Delia made a lovely looking fish pie with hot smoked salmon and quails eggs with a pot of ready made cheese sauce and the ubiquitous frozen mash. My sister’s a dentist with two kids and a non-cooking husband. I can see her making that pie. She can afford the ingredients, but not the time, and I could see her making that on a weekday. She can cook brilliantly, but who would want to after a day in which they had done 65 NHS dental check-ups? I’d make it too, but I’d probably cook the components myself because I have the time, but not the money.

I think that is where the genius of Delia lies. These recipes are cook-able by the non-cook and the strapped-for-time-cook as well as they competent time-rich cook. Buy all of the ready-prepared ingredients, or pre-prepare your own. It’s your choice, your kitchen and you are in charge.

Last night I made chicken and rice. In fact it was a Delia recipe, a variation on her famous Chicken Basque. I did a quick cook version using the Swiss Marigold stock she was seen to use on Monday. I used white basmati rice not brown, I did cook the chicken thighs from raw, but I have been known to make it with leftover chicken, and I used dried herbs. Had Delia been cooking it on Monday she would perhaps have bought ready-cooked supermarket chicken thighs. What is the difference? Perhaps what she was really doing was the equivalent of gourmet food from leftovers? Something that seems to have been forgotten these days when food is tossed away because some have forgotten about thrift and the art of using up what is left.

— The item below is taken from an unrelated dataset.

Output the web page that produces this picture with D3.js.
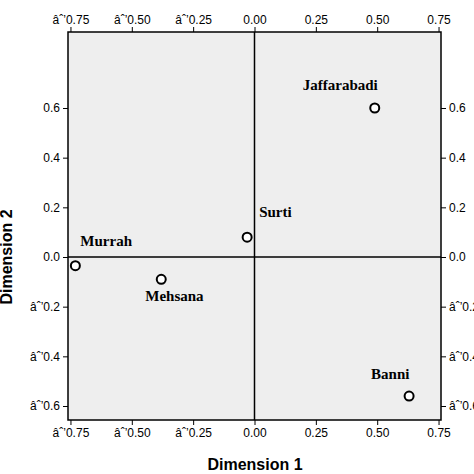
<!DOCTYPE html><html><head><script src="https://cdn.jsdelivr.net/npm/d3@7"></script>
<style>body{margin:0;background:#fff}</style></head><body><svg width="474" height="474"></svg>
<script>
const names=["Jaffarabadi","Surti","Murrah","Mehsana","Banni"];
const dim1=[0.49,-0.03,-0.73,-0.38,0.63];
const dim2=[0.60,0.08,-0.035,-0.09,-0.56];
const xTicks=[-0.75,-0.5,-0.25,0,0.25,0.5,0.75];
const yTicks=[-0.6,-0.4,-0.2,0,0.2,0.4,0.6];
const svg=d3.select("svg");
const x=d3.scaleLinear().domain([-0.76,0.76]).range([68,441]);
const y=d3.scaleLinear().domain([0,0.6]).range([257,108]);
const T=32,B=420,L=68,R=441;
svg.append("rect").attr("x",L).attr("y",T).attr("width",R-L).attr("height",B-T).attr("fill","#eeeeee").attr("stroke","#000").attr("stroke-width",1.5);
const fmt=d3.format(".2f"),fy=d3.format(".1f");
const ax=(g,a)=>{g.call(a);g.select(".domain").remove();g.selectAll("text").attr("font-family","Arial, Liberation Sans").attr("font-size",12).attr("fill","#000");};
svg.append("g").attr("transform",`translate(0,${B})`).call(g=>ax(g,d3.axisBottom(x).tickValues(xTicks).tickFormat(fmt).tickSize(5)));
svg.append("g").attr("transform",`translate(0,${T})`).call(g=>ax(g,d3.axisTop(x).tickValues(xTicks).tickFormat(fmt).tickSize(5)));
svg.append("g").attr("transform",`translate(${L},0)`).call(g=>ax(g,d3.axisLeft(y).tickValues(yTicks).tickFormat(fy).tickSize(5)));
svg.append("g").attr("transform",`translate(${R},0)`).call(g=>ax(g,d3.axisRight(y).tickValues(yTicks).tickFormat(fy).tickSize(5)));
svg.append("line").attr("x1",x(0)).attr("x2",x(0)).attr("y1",T).attr("y2",B).attr("stroke","#000").attr("stroke-width",1.5);
svg.append("line").attr("x1",L).attr("x2",R).attr("y1",y(0)).attr("y2",y(0)).attr("stroke","#000").attr("stroke-width",1.5);
const off={Jaffarabadi:[-72,-18],Surti:[12,-20],Murrah:[5,-20],Mehsana:[-16,22],Banni:[-38,-17]};
names.forEach((n,i)=>{
 svg.append("circle").attr("cx",x(dim1[i])).attr("cy",y(dim2[i])).attr("r",4.5).attr("fill","#fff").attr("stroke","#000").attr("stroke-width",2);
 svg.append("text").attr("x",x(dim1[i])+off[n][0]).attr("y",y(dim2[i])+off[n][1]).attr("font-family","Liberation Serif, Times New Roman").attr("font-weight","bold").attr("font-size",15).text(n);
});
svg.append("text").attr("x",255).attr("y",470).attr("text-anchor","middle").attr("font-family","Arial, Liberation Sans").attr("font-weight","bold").attr("font-size",16).text("Dimension 1");
svg.append("text").attr("transform","translate(12,257) rotate(-90)").attr("text-anchor","middle").attr("font-family","Arial, Liberation Sans").attr("font-weight","bold").attr("font-size",16).text("Dimension 2");
</script></body></html>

I’m a Delia fan and I’ll probably watch the whole series and buy the accompanying book. But I won’t slavishly follow her directions. I might use her ideas, but I can’t see me buying a pot of ready made cheese sauce. Oh, and I’ll freeze my own mash too.

Frozen Mashed Potato

Also known as Duchesse potatoes from the Good Housekeeping Home Freezer Cook Book 1972

6lb old potatoes peeled and boiled
2 oz butter
1 egg
1 level tsp salt
freshly ground black pepper
¼ level tsp grated nutmeg

serves 10

Mash the potatoes and add the remaining ingredients (no milk) and beat well. Line a baking tray with non-stick paper. Using a forcing bag fitted with a large star nozzle, pipe onto the tray about 20 raised pyramids of potato with a base of about 2 inches.

Freeze uncovered until firm. Remove from the freezer and pack onto a foil plate or container. Cover, seal and label.

TO USE: Use in Delia’s recipes or put on a greased baking sheet and brush lightly with egg. Put into a cold over and cook at 400 degrees F (Gas mark 6) until heated through and lightly browned.